The Beastie Boys were always a celebration of shared friendship as much as a band; their love of pop culture ephemera, dressing up, their in-joke interview style, their obsession with crate-digging and their extended family of people like producer Mario Caldato, percussionist Amery “AWOL” Smith, photographer Ricky Powell, The Captain and each other is on every page of the book. They interject on each other’s memories, correcting and responding to each other like twins.
No other period in their career gets as much focus as the early years. The British tabloid reaction to their mere presence in the country in 1988 was so exaggerated that Adrock ended up in prison. None of the other eras of their career are perhaps as seismic in pop culture with the exception of Paul’s Boutique (the sample-heavy bouillabaisse soon to be classic which initially tanked on release would later bwe considered an influential once-off classic) so there’s less details of what happened as time goes on, there’s still just enough details about studio shenanigans, song trivia, samples, album methodology and tour stories (Horovitz tells a story about being too high on weed and hash cookies at Electric Picnic in 2007 for example) that even die-hard fans who are all too aware of the band’s Los Angeles Hollywood mansion era will love the way the band reminisce, as if they still can’t quite believe it happened all these years later.
Horovitz’s criticism of 2004’s To The Five Boroughs as somewhat mediocre is harsh but probably fair in the long-term considering their catalogue, as the band struggled to be both serious and remain their humorous selves in the wake of living in New York in the aftermath of 9/11 and a surprising detail about the making ofHot Sauce Committee Part 2 is shared ( Hot Sauce Committee Part 1 was apparently lost in Montana) and there’s not nearly enough about Hello Nasty, my personal favourite album (though Adrock says it’s his favourite) though we do finally hear the inspiration for their career-renaissance track ‘Sabotage’.
The audiobook version of the book is also very much worth owning and cherishing. A huge cast of people read Diamond and Horovitz’s words: Kim Gordon, Jon Stewart, Elvis Costello, Bette Midler, John C. Reilly, Steve Buscemi, Snoop Dogg, Chuck D, Mixmaster Mike, Tim Meadows and Maya Rudolph contribute to the recording, and it’s really worth your time, complete with Adam and Mike dropping in on each other in the narration to clarify or rib their friend buoyantly. This surplus cast of voices is indicative of the Beastie’s impact.

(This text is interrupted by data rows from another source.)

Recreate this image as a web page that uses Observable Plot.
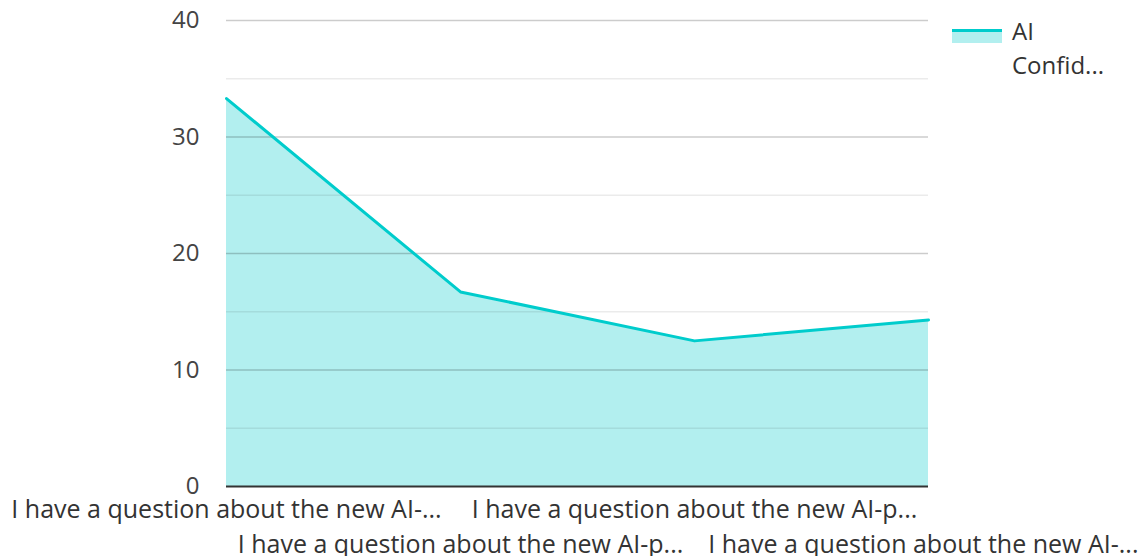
<!DOCTYPE html>
<html>
<head>
<meta charset="utf-8">
<script src="https://cdn.jsdelivr.net/npm/d3@7"></script>
<script src="https://cdn.jsdelivr.net/npm/@observablehq/plot@0.6"></script>
<style>
  html, body { margin: 0; padding: 0; background: #fff; }
  #wrap { position: relative; width: 1146px; height: 556px; font-family: "Open Sans", "Noto Sans", sans-serif; }
  #legend { position: absolute; left: 952px; top: 14px; display: flex; align-items: flex-start; color: #333; font-size: 24px; line-height: 34px; }
  #legend .sw { width: 50px; height: 14px; margin-top: 15px; margin-right: 10px; background: #b2efef; border-top: 3px solid #00cccc; box-sizing: border-box; }
</style>
</head>
<body>
<div id="wrap"><div id="legend"></div></div>
<script>
const categories = [
  "I have a question about the new AI-...",
  "I have a question about the new AI-p...",
  "I have a question about the new AI-p...",
  "I have a question about the new AI-..."
];
const values = [33.3, 16.7, 12.5, 14.3];
const yTicks = [0, 10, 20, 30, 40];
const yMinor = [5, 15, 25, 35];
const seriesName = ["AI", "Confid..."];

const data = values.map((v, i) => ({ i, v }));
const FS = 25;

const chart = Plot.plot({
  width: 1146,
  height: 556,
  marginLeft: 226,
  marginRight: 218,
  marginTop: 20,
  marginBottom: 70,
  x: { type: "point", domain: categories.map((_, i) => i), padding: 0, axis: null },
  y: { domain: [0, 40], axis: null },
  style: { fontFamily: "Open Sans, Noto Sans, sans-serif", background: "#fff" },
  marks: [
    Plot.areaY(data, { x: "i", y: "v", fill: "#b2efef" }),
    Plot.ruleY(yMinor, { stroke: "#000", strokeOpacity: 0.08, strokeWidth: 1.5 }),
    Plot.ruleY(yTicks.filter(d => d > 0), { stroke: "#000", strokeOpacity: 0.2, strokeWidth: 1.5 }),
    Plot.ruleY([0], { stroke: "#333", strokeWidth: 2 }),
    Plot.lineY(data, { x: "i", y: "v", stroke: "#00cccc", strokeWidth: 3 }),
    Plot.text(yTicks, { y: d => d, frameAnchor: "left", dx: -27, textAnchor: "end", text: d => String(d), fontSize: 24, fill: "#444" }),
    Plot.text(data.filter(d => d.i % 2 === 0), { x: "i", text: d => categories[d.i], frameAnchor: "bottom", dy: 23, lineAnchor: "middle", fontSize: FS, fill: "#333" }),
    Plot.text(data.filter(d => d.i === 1), { x: "i", text: d => categories[d.i], frameAnchor: "bottom", dy: 58, lineAnchor: "middle", fontSize: FS, fill: "#333" }),
    Plot.text(data.filter(d => d.i === 3), { x: "i", text: d => categories[d.i], frameAnchor: "bottom", dy: 58, dx: 210, textAnchor: "end", lineAnchor: "middle", fontSize: FS, fill: "#333" })
  ]
});
const wrap = document.getElementById("wrap");
wrap.insertBefore(chart, wrap.firstChild);

const legend = document.getElementById("legend");
legend.innerHTML = `<div class="sw"></div><div>${seriesName.join("<br>")}</div>`;
</script>
</body>
</html>
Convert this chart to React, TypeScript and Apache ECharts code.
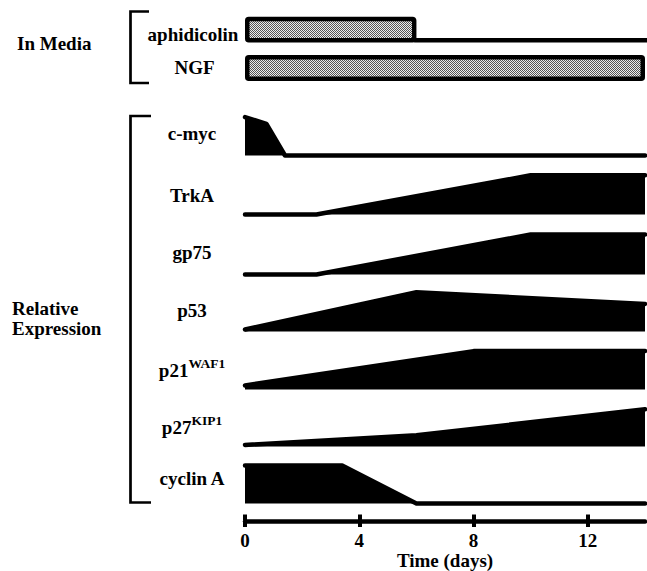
import React, { useEffect, useRef } from 'react';
import * as echarts from 'echarts';

// ---------- data ----------
const mediaNames = ['aphidicolin', 'NGF'];
const mediaStart = [0, 0];
const mediaEnd = [6, 14];

const geneNames = ['c-myc', 'TrkA', 'gp75', 'p53', 'p21', 'p27', 'cyclin A'];
const geneSup = ['', '', '', '', 'WAF1', 'KIP1', ''];

// [day, relative level]
const cMyc = [[0, 0.96], [0.75, 0.79], [1.4, 0], [14, 0]];
const trkA = [[0, 0], [2.5, 0], [10, 0.98], [14, 0.98]];
const gp75 = [[0, 0], [2.5, 0], [10, 1.0], [14, 1.0]];
const p53 = [[0, 0.05], [6, 0.98], [14, 0.69]];
const p21 = [[0, 0.1], [8, 0.96], [14, 0.96]];
const p27 = [[0, 0.04], [6, 0.28], [14, 0.93]];
const cyclinA = [[0, 0.95], [3.4, 0.95], [6, 0], [14, 0]];
const geneSeries = [cMyc, trkA, gp75, p53, p21, p27, cyclinA];

const timeTicks = [0, 4, 8, 12];
const timeMin = 0;
const timeMax = 14;

// ---------- layout ----------
const FONT = "'Liberation Serif', 'Times New Roman', serif";
const PLOT_LEFT = 245;
const PLOT_RIGHT = 2;
const ROW_H = 40;
const rowBase = [155.5, 214.5, 274.5, 331.5, 389.5, 446.5, 503.5];
const labelY = [133.6, 195.3, 252.6, 310.3, 370.5, 427.6, 478.6];
const LABEL_X = 192;
const mediaLabelPos = [[193, 34.3], [194.5, 67.6]];
const SW = 4.5;
const MAIN_SIZE = 19;
const SUP_SIZE = 13.5;
const SUP_RAISE = 7.5;

export default function App() {
  const ref = useRef<HTMLDivElement>(null);

  useEffect(() => {
    if (!ref.current) return;
    const chart = echarts.init(ref.current, undefined, { renderer: 'svg' });

    const cv = document.createElement('canvas');
    cv.width = 2;
    cv.height = 2;
    const ctx = cv.getContext('2d');
    if (ctx) {
      ctx.fillStyle = '#eeeeee';
      ctx.fillRect(0, 0, 2, 2);
      ctx.fillStyle = '#555555';
      ctx.fillRect(0, 0, 1, 1);
      ctx.fillRect(1, 1, 1, 1);
    }
    const pattern: any = { image: cv, repeat: 'repeat', imageWidth: 2, imageHeight: 2 };

    const mc = document.createElement('canvas').getContext('2d');
    const measure = (t: string, size: number) => {
      if (!mc) return t.length * size * 0.5;
      mc.font = `bold ${size}px ${FONT}`;
      return mc.measureText(t).width;
    };

    const grids: any[] = [];
    const xAxes: any[] = [];
    const yAxes: any[] = [];
    const series: any[] = [];

    // media grid (index 0)
    grids.push({ left: PLOT_LEFT, right: PLOT_RIGHT, top: 10.4, height: 76.8 });
    xAxes.push({ type: 'value', gridIndex: 0, min: timeMin, max: timeMax, show: false });
    yAxes.push({ type: 'category', gridIndex: 0, data: mediaNames, inverse: true, show: false });
    series.push({
      type: 'custom',
      xAxisIndex: 0,
      yAxisIndex: 0,
      clip: false,
      silent: true,
      data: mediaNames.map((_, i) => [mediaStart[i], mediaEnd[i], i]),
      encode: { x: [0, 1], y: 2 },
      renderItem: (params: any, api: any) => {
        const s = api.value(0);
        const e = api.value(1);
        const c = api.value(2);
        const a = api.coord([s, c]);
        const b = api.coord([e, c]);
        const band = api.size([0, 1])[1];
        const h = band * 0.555;
        const top = a[1] - h / 2;
        const bot = a[1] + h / 2;
        const children: any[] = [
          {
            type: 'rect',
            shape: { x: a[0] + SW / 2, y: top, width: b[0] - a[0] - SW, height: h, r: 1.5 },
            style: { fill: pattern, stroke: '#000', lineWidth: SW },
          },
        ];
        if (e < timeMax) {
          const end = api.coord([timeMax, c]);
          children.push({
            type: 'line',
            shape: { x1: b[0] - SW / 2, y1: bot, x2: end[0] + 2, y2: bot },
            style: { stroke: '#000', lineWidth: SW },
          });
        }
        return { type: 'group', children };
      },
    });

    // gene grids (1..7)
    geneSeries.forEach((d, i) => {
      const gi = i + 1;
      grids.push({ left: PLOT_LEFT, right: PLOT_RIGHT, top: rowBase[i] - ROW_H, height: ROW_H });
      xAxes.push({ type: 'value', gridIndex: gi, min: timeMin, max: timeMax, show: false });
      yAxes.push({ type: 'value', gridIndex: gi, min: 0, max: 1, show: false });
      series.push({
        type: 'line',
        name: geneNames[i],
        xAxisIndex: gi,
        yAxisIndex: gi,
        data: d,
        symbol: 'none',
        clip: false,
        silent: true,
        lineStyle: { color: '#000', width: SW, cap: 'round', join: 'round' },
        areaStyle: { color: '#000', opacity: 1 },
      });
    });

    // time axis grid
    const tg = geneSeries.length + 1;
    grids.push({ left: PLOT_LEFT, right: PLOT_RIGHT, top: 520.5, height: 1 });
    xAxes.push({
      type: 'value',
      gridIndex: tg,
      position: 'bottom',
      min: timeMin,
      max: timeMax,
      splitLine: { show: false },
      axisLine: { show: true, lineStyle: { color: '#000', width: SW, cap: 'round' } },
      axisTick: { show: true, customValues: timeTicks, length: 6, lineStyle: { color: '#000', width: 4 } },
      axisLabel: {
        show: true,
        customValues: timeTicks,
        margin: 10,
        color: '#000',
        fontSize: 19,
        fontWeight: 'bold',
        fontFamily: FONT,
      },
      name: 'Time (days)',
      nameLocation: 'middle',
      nameGap: 30,
      nameTextStyle: { color: '#000', fontSize: 19, fontWeight: 'bold', fontFamily: FONT },
    });
    xAxes.push({
      type: 'value',
      gridIndex: tg,
      position: 'top',
      min: timeMin,
      max: timeMax,
      splitLine: { show: false },
      axisLine: { show: false },
      axisTick: { show: true, customValues: timeTicks, length: 6, lineStyle: { color: '#000', width: 4 } },
      axisLabel: { show: false },
    });
    yAxes.push({ type: 'value', gridIndex: tg, min: 0, max: 1, show: false });

    const textStyle = (extra: any) => ({
      fill: '#000',
      fontSize: MAIN_SIZE,
      fontWeight: 'bold',
      fontFamily: FONT,
      ...extra,
    });

    const graphic: any[] = [
      { type: 'text', style: textStyle({ text: 'In Media', x: 17, y: 43.6, align: 'left', verticalAlign: 'middle' }) },
      {
        type: 'text',
        style: textStyle({ text: 'Relative\nExpression', x: 12, y: 318.3, align: 'left', verticalAlign: 'middle', lineHeight: 19.5 }),
      },
      {
        type: 'polyline',
        shape: { points: [[149, 11.5], [130.5, 11.5], [130.5, 83], [149, 83]] },
        style: { stroke: '#000', lineWidth: 2.7, fill: 'none' },
      },
      {
        type: 'polyline',
        shape: { points: [[151, 116], [130.5, 116], [130.5, 502.5], [151, 502.5]] },
        style: { stroke: '#000', lineWidth: 2.7, fill: 'none' },
      },
    ];
    mediaNames.forEach((n, i) => {
      graphic.push({
        type: 'text',
        style: textStyle({ text: n, x: mediaLabelPos[i][0], y: mediaLabelPos[i][1], align: 'center', verticalAlign: 'middle' }),
      });
    });
    geneNames.forEach((n, i) => {
      const sup = geneSup[i];
      if (sup) {
        const wMain = measure(n, MAIN_SIZE);
        const wSup = measure(sup, SUP_SIZE);
        const left = LABEL_X - (wMain + wSup) / 2;
        graphic.push({
          type: 'text',
          style: textStyle({ text: n, x: left, y: labelY[i], align: 'left', verticalAlign: 'middle' }),
        });
        graphic.push({
          type: 'text',
          style: textStyle({
            text: sup,
            x: left + wMain,
            y: labelY[i] - SUP_RAISE,
            align: 'left',
            verticalAlign: 'middle',
            fontSize: SUP_SIZE,
          }),
        });
      } else {
        graphic.push({
          type: 'text',
          style: textStyle({ text: n, x: LABEL_X, y: labelY[i], align: 'center', verticalAlign: 'middle' }),
        });
      }
    });

    chart.setOption({
      animation: false,
      backgroundColor: '#fff',
      grid: grids,
      xAxis: xAxes,
      yAxis: yAxes,
      series,
      graphic,
    });

    return () => chart.dispose();
  }, []);

  return (
    <div
      ref={ref}
      style={{ position: 'absolute', left: 0, top: 0, width: 647, height: 571 }}
    />
  );
}
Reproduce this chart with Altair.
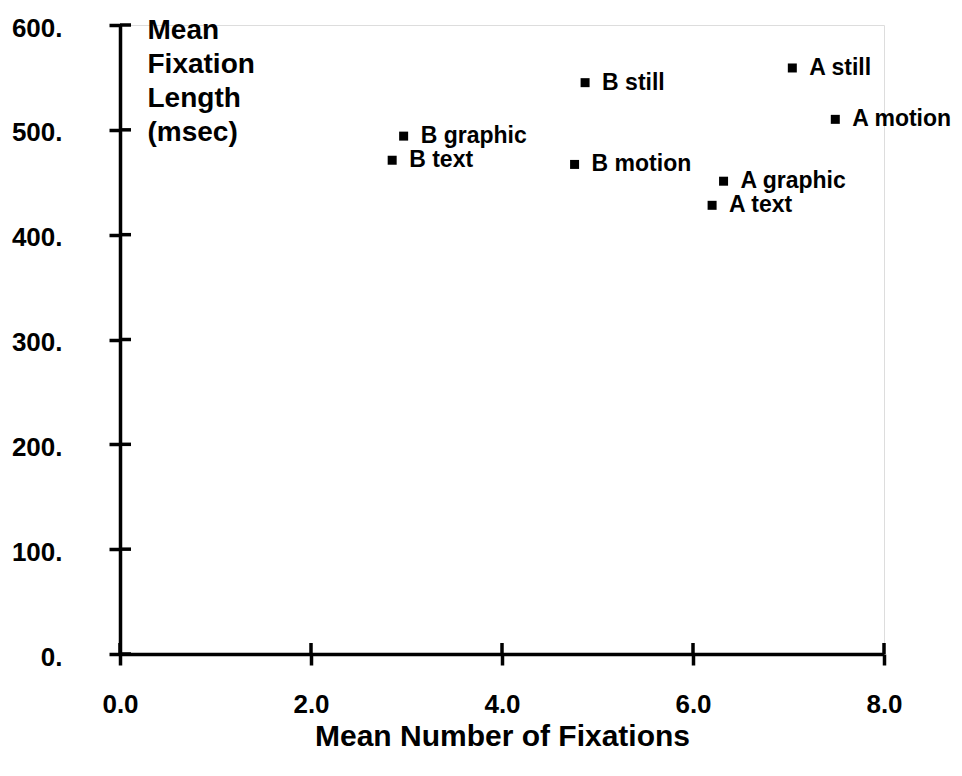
import altair as alt
import pandas as pd

# ---- data ----
labels = ["A still", "A motion", "A graphic", "A text",
          "B still", "B graphic", "B text", "B motion"]
fixations = [7.04, 7.49, 6.32, 6.20, 4.87, 2.97, 2.85, 4.76]
lengths = [559, 510, 451, 428, 545, 494, 471, 467]
x_ticks = [0, 2, 4, 6, 8]
y_ticks = [0, 100, 200, 300, 400, 500, 600]
x_title = "Mean Number of Fixations"
y_title = ["Mean", "Fixation", "Length", "(msec)"]

FONT = "Liberation Sans"
W, H = 764, 629

df = pd.DataFrame({"label": labels, "x": fixations, "y": lengths})
xt = pd.DataFrame({"v": x_ticks})
yt = pd.DataFrame({"v": y_ticks})

xscale = alt.Scale(domain=[0, 8], nice=False, zero=False)
yscale = alt.Scale(domain=[0, 600], nice=False)

x_axis = alt.Axis(
    values=x_ticks, format=".1f", title=x_title, grid=False, labelFlush=False,
    domainColor="black", domainWidth=3.5,
    tickColor="black", tickWidth=3.5, tickSize=11,
    labelFont=FONT, labelFontSize=26, labelColor="black", labelPadding=26,
    labelFontWeight="bold",
    titleFont=FONT, titleFontSize=30, titleFontWeight="bold", titleColor="black",
    titleY=67, titleBaseline="top",
)
y_axis = alt.Axis(
    values=y_ticks, labelExpr="format(datum.value, 'd') + '.'", title=y_title, grid=False,
    labelFlush=False,
    domainColor="black", domainWidth=3.5,
    tickColor="black", tickWidth=3.5, tickSize=11,
    labelFont=FONT, labelFontSize=26, labelColor="black", labelPadding=47,
    labelFontWeight="bold", labelOffset=3,
    titleFont=FONT, titleFontSize=28, titleFontWeight="bold", titleColor="black",
    titleAngle=0, titleAlign="left", titleBaseline="top",
    titleX=27, titleY=-9, titleLineHeight=34,
)

points = alt.Chart(df).mark_square(size=81, color="black", opacity=1, filled=True).encode(
    x=alt.X("x:Q", scale=xscale, axis=x_axis),
    y=alt.Y("y:Q", scale=yscale, axis=y_axis),
)
texts = alt.Chart(df).mark_text(
    align="left", baseline="middle", dx=17, font=FONT, fontSize=23,
    fontWeight="bold", color="black"
).encode(
    x=alt.X("x:Q", scale=xscale),
    y=alt.Y("y:Q", scale=yscale),
    text="label:N",
)
# inner halves of the cross ticks
ytick_in = alt.Chart(yt).mark_rule(color="black", strokeWidth=3.5).encode(
    y=alt.Y("v:Q", scale=yscale),
    x=alt.value(0), x2=alt.value(11),
)
xtick_in = alt.Chart(xt).mark_rule(color="black", strokeWidth=3.5).encode(
    x=alt.X("v:Q", scale=xscale),
    y=alt.value(H), y2=alt.value(H - 11),
)

chart = alt.layer(points, texts, ytick_in, xtick_in).properties(
    width=W, height=H,
    autosize=alt.AutoSizeParams(type="none"),
    padding={"left": 112, "top": 17, "right": 70, "bottom": 110},
).configure_view(stroke=None).configure(background="white")

chart.save("out.html", embed_options={"renderer": "svg", "actions": False})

Because that’s the Beastie Boys, three brothers, you know so well that, out of conflicted beginnings, through camaraderie, motivation, gratitude, and a love of music grew themselves into inspiring music careers informed by their own predilections and vernacular. They remained funny dudes. The Beastie Boys’ club is still one you’d want to be a part of and the book is moving, nerdy, vivid, funny dude proof.